Start

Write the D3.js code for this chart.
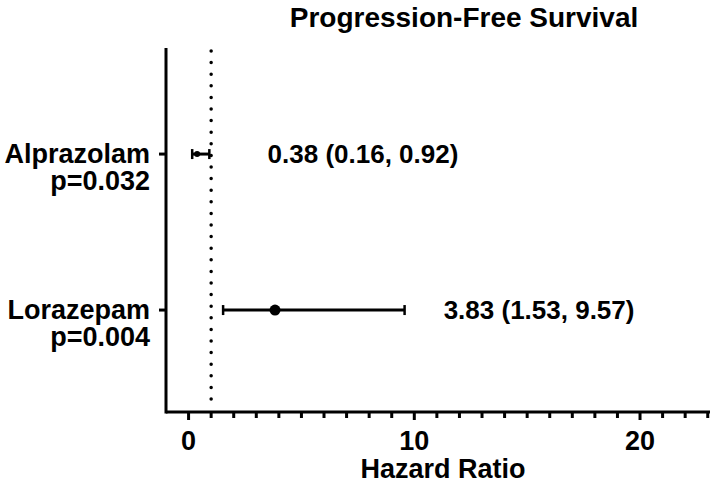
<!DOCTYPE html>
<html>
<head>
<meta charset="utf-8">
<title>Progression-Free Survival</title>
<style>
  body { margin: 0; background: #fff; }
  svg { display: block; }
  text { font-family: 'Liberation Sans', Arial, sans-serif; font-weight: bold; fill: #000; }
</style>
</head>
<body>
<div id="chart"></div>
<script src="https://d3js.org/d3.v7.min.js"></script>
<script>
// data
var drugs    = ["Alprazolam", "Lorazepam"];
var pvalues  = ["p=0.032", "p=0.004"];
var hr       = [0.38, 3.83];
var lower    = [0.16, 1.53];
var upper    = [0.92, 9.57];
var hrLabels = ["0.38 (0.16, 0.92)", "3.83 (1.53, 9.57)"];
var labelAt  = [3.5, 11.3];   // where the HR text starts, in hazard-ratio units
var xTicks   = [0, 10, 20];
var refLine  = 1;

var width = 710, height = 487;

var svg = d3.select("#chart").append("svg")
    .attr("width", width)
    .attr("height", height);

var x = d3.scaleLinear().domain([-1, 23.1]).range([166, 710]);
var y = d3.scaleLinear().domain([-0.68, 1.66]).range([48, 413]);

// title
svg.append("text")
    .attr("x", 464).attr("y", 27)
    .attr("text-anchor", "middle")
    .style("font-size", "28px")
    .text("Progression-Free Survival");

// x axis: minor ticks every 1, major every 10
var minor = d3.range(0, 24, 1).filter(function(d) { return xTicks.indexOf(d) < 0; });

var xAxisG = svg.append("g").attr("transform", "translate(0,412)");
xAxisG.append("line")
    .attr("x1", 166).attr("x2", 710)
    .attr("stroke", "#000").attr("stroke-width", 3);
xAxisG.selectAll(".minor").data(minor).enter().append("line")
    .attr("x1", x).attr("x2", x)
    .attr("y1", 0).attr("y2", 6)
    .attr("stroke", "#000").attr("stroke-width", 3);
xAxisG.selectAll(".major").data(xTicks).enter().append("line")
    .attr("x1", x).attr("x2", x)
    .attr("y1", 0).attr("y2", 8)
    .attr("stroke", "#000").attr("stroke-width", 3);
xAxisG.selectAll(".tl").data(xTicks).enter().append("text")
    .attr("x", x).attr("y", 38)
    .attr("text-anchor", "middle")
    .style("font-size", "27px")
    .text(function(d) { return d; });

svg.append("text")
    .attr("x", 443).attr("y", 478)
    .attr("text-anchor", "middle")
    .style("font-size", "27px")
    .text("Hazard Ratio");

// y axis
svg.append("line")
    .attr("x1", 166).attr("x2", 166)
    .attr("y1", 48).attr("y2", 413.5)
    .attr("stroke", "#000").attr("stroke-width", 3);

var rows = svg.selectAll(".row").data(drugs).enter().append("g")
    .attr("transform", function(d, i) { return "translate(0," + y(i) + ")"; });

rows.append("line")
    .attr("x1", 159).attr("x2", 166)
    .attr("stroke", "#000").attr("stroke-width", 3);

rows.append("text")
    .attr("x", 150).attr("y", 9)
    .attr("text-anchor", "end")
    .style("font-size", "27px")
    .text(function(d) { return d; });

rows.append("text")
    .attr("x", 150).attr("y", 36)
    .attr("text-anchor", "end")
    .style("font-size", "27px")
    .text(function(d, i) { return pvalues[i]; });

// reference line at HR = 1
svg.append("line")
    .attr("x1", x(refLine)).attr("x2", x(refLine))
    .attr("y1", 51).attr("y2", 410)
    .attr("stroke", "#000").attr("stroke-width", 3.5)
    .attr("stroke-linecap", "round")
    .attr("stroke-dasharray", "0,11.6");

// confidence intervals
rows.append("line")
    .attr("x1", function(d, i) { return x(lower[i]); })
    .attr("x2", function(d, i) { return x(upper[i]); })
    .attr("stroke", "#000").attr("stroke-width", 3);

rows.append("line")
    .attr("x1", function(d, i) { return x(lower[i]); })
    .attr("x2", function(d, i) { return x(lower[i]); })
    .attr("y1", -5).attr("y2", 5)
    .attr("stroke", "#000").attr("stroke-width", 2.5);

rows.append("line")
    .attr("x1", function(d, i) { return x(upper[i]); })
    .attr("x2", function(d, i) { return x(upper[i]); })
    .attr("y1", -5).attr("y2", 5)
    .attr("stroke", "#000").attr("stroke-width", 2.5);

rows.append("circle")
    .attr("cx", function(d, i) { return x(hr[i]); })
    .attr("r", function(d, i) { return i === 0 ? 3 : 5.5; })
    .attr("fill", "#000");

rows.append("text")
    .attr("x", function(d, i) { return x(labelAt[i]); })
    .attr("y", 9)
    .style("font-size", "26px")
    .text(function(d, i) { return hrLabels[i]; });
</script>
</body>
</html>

End
Start

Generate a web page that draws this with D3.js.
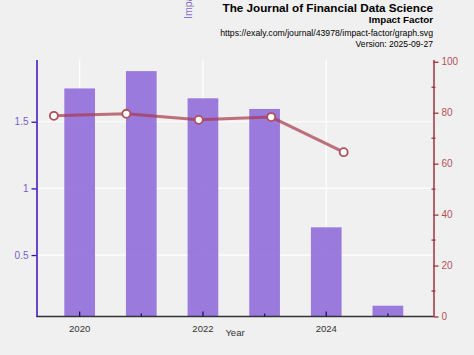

End

**Task requirements:** Transcribe exactly the lines between the one containing "Write the D3.js code for this chart." and the one containing "var width = 710, height = 487;", counting both ends. Pictures are not copied.

**Solution below:**
Write the D3.js code for this chart.
<!DOCTYPE html>
<html>
<head>
<meta charset="utf-8">
<title>Progression-Free Survival</title>
<style>
  body { margin: 0; background: #fff; }
  svg { display: block; }
  text { font-family: 'Liberation Sans', Arial, sans-serif; font-weight: bold; fill: #000; }
</style>
</head>
<body>
<div id="chart"></div>
<script src="https://d3js.org/d3.v7.min.js"></script>
<script>
// data
var drugs    = ["Alprazolam", "Lorazepam"];
var pvalues  = ["p=0.032", "p=0.004"];
var hr       = [0.38, 3.83];
var lower    = [0.16, 1.53];
var upper    = [0.92, 9.57];
var hrLabels = ["0.38 (0.16, 0.92)", "3.83 (1.53, 9.57)"];
var labelAt  = [3.5, 11.3];   // where the HR text starts, in hazard-ratio units
var xTicks   = [0, 10, 20];
var refLine  = 1;

var width = 710, height = 487;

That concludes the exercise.